RAW RECORDS —
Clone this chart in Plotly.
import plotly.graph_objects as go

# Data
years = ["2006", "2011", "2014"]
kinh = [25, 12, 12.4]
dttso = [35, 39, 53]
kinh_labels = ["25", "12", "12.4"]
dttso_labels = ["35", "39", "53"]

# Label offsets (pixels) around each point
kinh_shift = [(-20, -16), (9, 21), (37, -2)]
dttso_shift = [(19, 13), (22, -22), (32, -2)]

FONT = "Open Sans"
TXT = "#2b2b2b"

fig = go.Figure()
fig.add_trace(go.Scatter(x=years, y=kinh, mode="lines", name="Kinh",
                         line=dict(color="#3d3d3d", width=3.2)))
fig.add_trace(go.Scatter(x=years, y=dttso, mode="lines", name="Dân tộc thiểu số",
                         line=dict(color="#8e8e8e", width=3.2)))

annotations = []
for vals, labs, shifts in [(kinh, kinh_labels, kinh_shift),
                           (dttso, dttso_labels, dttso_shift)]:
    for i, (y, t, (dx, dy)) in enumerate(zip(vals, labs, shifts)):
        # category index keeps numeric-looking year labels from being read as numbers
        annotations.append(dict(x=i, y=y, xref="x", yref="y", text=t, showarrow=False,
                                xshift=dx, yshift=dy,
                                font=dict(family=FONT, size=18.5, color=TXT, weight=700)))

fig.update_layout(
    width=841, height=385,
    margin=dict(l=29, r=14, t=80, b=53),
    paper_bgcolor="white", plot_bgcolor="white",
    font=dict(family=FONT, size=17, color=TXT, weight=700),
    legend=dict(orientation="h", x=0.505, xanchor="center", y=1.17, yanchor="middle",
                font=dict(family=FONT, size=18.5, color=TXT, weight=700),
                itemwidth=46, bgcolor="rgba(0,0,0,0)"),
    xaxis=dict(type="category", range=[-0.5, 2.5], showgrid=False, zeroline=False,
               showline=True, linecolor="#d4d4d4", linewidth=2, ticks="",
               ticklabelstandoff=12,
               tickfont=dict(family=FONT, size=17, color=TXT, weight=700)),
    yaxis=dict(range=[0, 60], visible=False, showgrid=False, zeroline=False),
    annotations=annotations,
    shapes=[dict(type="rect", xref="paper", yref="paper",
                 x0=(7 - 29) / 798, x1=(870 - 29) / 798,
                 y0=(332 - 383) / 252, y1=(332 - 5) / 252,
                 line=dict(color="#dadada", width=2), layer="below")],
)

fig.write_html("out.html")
* * *
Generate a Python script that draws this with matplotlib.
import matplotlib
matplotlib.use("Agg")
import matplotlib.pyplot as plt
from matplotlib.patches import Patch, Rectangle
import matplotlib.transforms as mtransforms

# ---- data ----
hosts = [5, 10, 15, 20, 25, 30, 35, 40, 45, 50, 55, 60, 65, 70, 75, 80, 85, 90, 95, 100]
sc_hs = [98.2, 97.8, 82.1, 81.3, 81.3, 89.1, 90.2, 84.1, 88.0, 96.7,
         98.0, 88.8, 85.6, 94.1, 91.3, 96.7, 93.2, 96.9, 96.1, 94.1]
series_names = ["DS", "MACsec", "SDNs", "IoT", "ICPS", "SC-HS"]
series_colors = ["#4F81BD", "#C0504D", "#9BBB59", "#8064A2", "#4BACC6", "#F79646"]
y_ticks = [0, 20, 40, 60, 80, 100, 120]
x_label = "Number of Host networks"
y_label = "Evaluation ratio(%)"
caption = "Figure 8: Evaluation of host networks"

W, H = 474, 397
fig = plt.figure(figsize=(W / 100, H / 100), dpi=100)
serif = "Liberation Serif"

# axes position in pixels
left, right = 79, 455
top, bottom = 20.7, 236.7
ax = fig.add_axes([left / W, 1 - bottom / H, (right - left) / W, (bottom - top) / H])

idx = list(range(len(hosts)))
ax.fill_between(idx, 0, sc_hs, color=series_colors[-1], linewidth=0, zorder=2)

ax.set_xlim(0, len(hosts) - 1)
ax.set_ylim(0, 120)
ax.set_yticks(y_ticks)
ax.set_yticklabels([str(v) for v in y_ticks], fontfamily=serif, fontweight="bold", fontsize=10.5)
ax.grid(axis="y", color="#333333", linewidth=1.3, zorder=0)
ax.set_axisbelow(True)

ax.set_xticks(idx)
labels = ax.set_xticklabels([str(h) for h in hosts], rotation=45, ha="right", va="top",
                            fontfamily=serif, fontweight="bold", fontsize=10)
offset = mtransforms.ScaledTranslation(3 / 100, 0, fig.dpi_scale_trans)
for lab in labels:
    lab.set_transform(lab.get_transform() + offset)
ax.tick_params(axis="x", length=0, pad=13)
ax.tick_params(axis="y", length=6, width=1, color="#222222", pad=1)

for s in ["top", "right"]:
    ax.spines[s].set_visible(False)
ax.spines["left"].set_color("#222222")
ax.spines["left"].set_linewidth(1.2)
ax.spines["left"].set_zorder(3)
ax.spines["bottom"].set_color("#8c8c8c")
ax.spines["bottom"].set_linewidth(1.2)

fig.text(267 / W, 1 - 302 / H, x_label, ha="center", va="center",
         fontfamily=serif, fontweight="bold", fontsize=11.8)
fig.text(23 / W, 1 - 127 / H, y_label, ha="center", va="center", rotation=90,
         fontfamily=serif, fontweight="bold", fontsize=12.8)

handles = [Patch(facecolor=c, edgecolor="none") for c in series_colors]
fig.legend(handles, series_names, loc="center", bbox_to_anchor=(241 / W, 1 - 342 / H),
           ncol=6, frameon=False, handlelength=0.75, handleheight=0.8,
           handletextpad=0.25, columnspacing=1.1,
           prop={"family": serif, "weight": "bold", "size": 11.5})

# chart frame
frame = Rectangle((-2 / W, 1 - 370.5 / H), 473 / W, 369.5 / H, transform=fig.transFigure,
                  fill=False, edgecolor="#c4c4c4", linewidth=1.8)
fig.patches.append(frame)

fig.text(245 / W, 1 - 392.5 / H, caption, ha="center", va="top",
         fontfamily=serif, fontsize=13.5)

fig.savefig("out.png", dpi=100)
==
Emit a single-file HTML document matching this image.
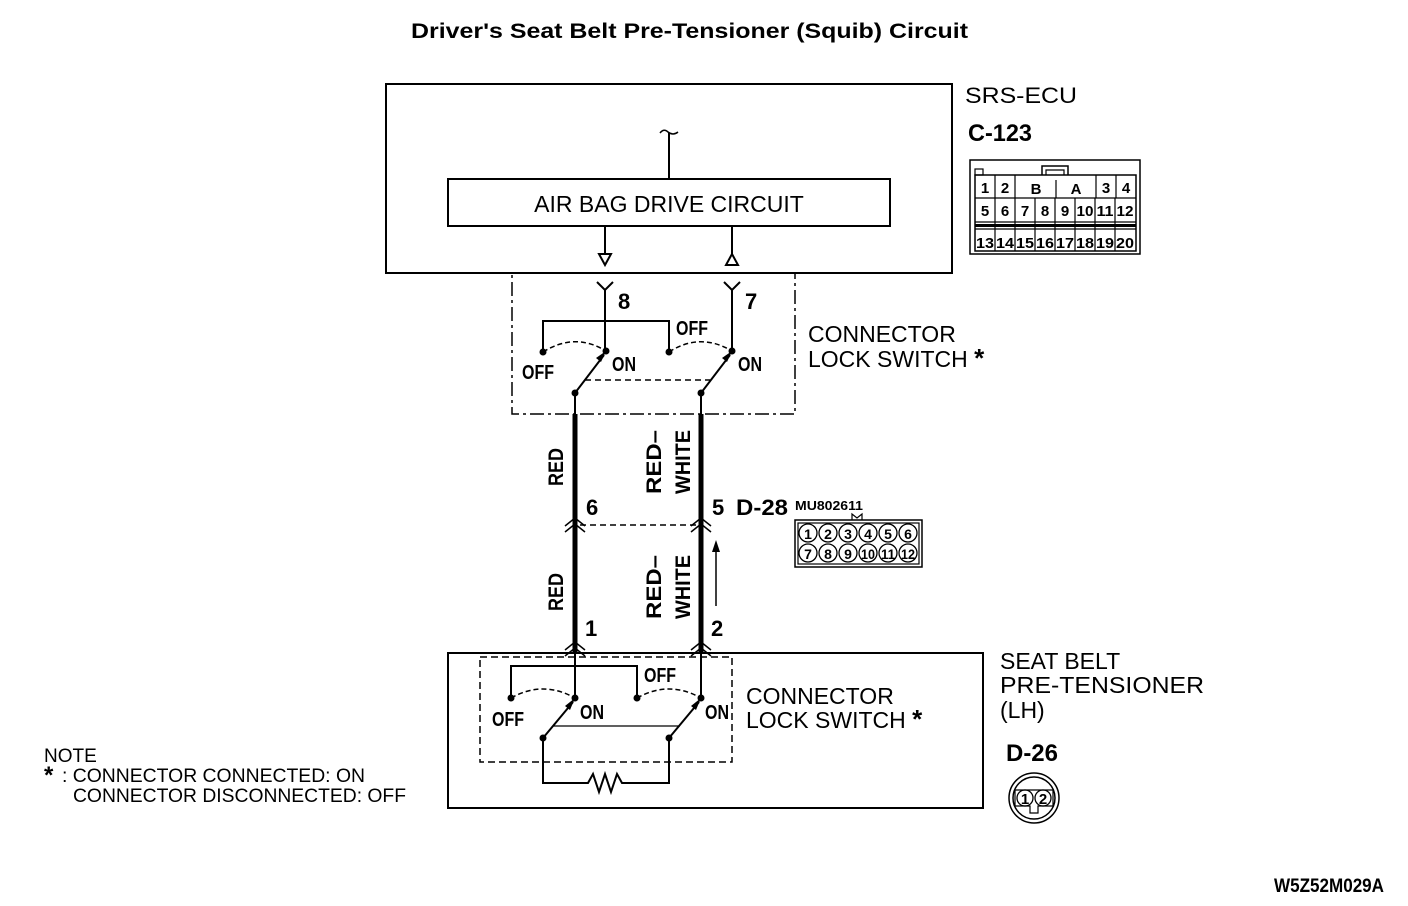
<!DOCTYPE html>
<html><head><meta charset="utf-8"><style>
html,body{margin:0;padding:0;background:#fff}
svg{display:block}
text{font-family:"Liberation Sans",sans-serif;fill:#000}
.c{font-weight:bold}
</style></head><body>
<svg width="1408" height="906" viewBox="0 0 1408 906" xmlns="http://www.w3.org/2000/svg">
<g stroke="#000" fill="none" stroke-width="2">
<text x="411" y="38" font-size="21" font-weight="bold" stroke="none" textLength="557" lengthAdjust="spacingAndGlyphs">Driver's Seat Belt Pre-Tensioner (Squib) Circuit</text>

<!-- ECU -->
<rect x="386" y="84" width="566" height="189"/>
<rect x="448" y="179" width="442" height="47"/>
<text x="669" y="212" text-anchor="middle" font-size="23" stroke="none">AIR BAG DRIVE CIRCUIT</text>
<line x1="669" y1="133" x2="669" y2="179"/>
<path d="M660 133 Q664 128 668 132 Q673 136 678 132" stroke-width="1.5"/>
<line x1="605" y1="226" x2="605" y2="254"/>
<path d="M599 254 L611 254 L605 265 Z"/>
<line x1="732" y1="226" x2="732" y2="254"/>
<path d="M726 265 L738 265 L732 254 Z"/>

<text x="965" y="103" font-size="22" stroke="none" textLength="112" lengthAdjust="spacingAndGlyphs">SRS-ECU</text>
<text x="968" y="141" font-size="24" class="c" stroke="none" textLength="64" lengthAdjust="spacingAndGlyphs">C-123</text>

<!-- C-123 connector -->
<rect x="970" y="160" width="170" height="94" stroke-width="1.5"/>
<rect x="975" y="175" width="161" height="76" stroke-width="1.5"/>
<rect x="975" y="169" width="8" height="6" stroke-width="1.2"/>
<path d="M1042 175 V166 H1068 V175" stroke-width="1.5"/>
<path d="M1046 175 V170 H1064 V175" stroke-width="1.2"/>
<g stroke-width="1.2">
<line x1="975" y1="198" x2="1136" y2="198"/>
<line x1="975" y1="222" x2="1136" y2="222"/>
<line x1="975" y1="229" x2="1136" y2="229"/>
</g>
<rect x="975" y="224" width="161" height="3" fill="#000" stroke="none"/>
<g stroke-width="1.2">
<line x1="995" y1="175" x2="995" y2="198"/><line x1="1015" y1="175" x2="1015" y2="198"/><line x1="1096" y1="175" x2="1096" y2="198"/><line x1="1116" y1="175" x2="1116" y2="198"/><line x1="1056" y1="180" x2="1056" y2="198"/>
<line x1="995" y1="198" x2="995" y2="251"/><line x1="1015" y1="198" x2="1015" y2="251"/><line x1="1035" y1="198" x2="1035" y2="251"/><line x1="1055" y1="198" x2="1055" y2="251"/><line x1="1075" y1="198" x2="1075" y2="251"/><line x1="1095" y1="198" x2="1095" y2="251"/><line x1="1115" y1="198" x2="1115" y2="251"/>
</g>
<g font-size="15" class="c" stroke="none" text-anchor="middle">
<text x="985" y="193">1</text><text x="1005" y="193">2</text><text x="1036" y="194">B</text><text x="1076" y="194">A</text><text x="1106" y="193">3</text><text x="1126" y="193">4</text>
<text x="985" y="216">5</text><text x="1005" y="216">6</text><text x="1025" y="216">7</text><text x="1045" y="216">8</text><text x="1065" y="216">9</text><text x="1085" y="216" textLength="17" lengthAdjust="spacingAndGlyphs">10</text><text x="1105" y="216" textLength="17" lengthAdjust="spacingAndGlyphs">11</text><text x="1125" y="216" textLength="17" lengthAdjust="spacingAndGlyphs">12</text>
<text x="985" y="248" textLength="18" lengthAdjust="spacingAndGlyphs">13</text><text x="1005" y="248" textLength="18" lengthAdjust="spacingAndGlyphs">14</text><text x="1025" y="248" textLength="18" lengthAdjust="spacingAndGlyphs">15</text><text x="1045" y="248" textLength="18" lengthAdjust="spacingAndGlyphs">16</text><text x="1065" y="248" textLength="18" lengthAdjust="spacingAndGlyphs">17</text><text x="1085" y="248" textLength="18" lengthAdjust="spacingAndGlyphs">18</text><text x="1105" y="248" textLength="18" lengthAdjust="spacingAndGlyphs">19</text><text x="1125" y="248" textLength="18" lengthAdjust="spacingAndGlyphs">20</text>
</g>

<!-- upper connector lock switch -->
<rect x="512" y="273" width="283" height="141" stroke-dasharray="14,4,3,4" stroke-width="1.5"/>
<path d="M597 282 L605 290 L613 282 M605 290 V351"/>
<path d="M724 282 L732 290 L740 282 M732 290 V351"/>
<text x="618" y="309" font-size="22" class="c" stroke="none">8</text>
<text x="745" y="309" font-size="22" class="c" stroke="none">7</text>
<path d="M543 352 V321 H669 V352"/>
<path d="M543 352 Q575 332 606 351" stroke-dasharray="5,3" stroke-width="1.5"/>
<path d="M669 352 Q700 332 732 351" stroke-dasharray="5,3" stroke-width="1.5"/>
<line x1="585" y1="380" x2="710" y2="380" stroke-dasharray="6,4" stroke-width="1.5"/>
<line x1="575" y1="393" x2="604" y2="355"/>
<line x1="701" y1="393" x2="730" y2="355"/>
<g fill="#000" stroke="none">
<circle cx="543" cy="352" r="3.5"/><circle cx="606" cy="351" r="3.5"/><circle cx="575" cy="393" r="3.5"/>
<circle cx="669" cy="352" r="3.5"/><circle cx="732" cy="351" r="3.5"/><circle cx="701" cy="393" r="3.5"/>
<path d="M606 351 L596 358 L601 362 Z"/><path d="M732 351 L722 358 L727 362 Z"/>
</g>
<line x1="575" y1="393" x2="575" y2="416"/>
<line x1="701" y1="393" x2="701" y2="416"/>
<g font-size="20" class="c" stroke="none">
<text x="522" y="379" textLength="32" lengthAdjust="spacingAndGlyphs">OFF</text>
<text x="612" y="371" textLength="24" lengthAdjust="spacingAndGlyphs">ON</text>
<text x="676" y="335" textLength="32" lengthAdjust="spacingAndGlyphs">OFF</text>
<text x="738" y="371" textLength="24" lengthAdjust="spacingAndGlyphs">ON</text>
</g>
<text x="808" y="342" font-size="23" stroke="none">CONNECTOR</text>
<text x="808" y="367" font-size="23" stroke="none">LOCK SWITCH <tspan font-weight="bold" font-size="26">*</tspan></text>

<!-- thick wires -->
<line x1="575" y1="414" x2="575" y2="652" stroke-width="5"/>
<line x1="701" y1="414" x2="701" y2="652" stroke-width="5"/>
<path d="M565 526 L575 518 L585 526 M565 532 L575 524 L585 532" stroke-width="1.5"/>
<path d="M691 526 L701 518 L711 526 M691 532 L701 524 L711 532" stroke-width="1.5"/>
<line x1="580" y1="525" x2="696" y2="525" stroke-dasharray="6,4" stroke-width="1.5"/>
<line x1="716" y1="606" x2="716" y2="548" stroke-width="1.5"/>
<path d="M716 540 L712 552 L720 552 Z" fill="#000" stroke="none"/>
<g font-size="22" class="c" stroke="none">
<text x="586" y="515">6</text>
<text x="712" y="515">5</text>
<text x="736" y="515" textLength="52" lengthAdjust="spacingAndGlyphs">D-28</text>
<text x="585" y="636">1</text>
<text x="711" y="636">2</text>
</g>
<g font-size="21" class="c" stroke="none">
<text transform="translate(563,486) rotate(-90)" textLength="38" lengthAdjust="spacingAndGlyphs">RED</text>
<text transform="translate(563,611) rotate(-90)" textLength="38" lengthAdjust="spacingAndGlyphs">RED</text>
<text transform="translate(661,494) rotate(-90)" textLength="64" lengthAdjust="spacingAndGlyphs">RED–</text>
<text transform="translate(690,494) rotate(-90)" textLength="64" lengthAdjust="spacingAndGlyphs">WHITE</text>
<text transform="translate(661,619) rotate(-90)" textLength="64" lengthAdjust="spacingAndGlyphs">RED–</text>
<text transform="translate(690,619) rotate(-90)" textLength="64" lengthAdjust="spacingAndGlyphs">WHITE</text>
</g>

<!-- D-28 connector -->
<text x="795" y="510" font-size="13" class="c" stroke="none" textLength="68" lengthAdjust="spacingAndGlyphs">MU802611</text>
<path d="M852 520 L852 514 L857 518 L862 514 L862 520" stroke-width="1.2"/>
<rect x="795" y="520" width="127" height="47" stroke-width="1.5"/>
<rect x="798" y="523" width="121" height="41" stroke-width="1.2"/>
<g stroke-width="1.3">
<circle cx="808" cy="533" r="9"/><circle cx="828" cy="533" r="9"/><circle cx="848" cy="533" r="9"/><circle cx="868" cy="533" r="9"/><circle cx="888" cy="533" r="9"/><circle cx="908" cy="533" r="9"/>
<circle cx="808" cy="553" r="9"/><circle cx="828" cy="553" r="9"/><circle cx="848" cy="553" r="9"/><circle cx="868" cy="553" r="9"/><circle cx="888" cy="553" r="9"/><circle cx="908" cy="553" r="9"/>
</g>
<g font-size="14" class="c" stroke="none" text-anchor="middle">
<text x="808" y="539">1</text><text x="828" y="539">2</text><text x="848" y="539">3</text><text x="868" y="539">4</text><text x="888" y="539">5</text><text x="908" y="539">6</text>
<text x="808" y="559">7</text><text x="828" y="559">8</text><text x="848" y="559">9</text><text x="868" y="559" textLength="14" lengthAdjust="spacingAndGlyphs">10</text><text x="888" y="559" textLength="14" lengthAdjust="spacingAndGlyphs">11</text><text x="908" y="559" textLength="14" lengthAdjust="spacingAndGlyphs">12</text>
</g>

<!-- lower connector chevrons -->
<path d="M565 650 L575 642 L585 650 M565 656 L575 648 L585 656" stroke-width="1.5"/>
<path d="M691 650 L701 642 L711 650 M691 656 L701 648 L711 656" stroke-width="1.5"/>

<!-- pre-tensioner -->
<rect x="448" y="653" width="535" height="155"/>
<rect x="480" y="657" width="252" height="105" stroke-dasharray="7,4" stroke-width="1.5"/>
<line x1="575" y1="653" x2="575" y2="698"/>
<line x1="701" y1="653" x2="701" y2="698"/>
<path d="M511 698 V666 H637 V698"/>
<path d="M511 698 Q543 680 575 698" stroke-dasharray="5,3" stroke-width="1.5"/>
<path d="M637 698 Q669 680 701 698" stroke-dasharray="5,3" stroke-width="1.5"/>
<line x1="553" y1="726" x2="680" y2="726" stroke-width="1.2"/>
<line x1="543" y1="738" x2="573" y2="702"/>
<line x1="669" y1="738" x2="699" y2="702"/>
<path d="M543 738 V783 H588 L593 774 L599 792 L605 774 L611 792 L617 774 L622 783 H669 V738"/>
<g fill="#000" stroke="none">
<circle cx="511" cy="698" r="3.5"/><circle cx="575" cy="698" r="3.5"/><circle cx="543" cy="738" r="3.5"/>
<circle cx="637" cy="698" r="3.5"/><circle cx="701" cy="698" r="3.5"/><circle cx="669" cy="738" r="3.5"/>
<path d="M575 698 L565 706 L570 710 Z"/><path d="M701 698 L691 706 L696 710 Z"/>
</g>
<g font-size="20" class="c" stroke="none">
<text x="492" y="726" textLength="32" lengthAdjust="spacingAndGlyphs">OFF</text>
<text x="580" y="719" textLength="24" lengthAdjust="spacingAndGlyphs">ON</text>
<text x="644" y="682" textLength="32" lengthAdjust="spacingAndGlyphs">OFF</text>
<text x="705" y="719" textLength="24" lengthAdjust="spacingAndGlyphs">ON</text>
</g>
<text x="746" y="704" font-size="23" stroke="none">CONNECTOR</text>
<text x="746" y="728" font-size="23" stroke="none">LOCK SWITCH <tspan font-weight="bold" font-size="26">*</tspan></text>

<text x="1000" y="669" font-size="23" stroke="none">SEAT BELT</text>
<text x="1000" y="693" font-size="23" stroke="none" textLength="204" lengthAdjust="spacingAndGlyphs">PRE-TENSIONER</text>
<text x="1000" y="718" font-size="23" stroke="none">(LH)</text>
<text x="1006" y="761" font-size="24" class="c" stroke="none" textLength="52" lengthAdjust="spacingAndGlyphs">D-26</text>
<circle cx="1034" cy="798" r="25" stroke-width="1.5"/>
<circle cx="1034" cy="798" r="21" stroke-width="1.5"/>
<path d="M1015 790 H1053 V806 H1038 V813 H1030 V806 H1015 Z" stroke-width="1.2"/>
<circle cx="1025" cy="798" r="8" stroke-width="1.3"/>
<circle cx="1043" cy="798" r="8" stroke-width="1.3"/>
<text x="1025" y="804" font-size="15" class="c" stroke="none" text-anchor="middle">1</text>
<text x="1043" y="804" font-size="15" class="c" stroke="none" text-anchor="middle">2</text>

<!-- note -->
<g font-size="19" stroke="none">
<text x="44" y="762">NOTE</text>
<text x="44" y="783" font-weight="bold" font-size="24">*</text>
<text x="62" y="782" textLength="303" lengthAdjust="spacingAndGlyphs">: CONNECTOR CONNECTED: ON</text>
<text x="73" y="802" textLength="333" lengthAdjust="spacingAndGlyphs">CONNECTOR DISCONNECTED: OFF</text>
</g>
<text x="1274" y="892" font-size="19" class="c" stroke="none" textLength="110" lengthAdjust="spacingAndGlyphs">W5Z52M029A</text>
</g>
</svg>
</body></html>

EXERCISE DESCRIPTION — Check each line above for "matplotlib" and return the ones that have it.

SOLUTION —
Generate a Python script that draws this with matplotlib.
import matplotlib
matplotlib.use("Agg")
import matplotlib.pyplot as plt
from matplotlib.patches import Patch, Rectangle
import matplotlib.transforms as mtransforms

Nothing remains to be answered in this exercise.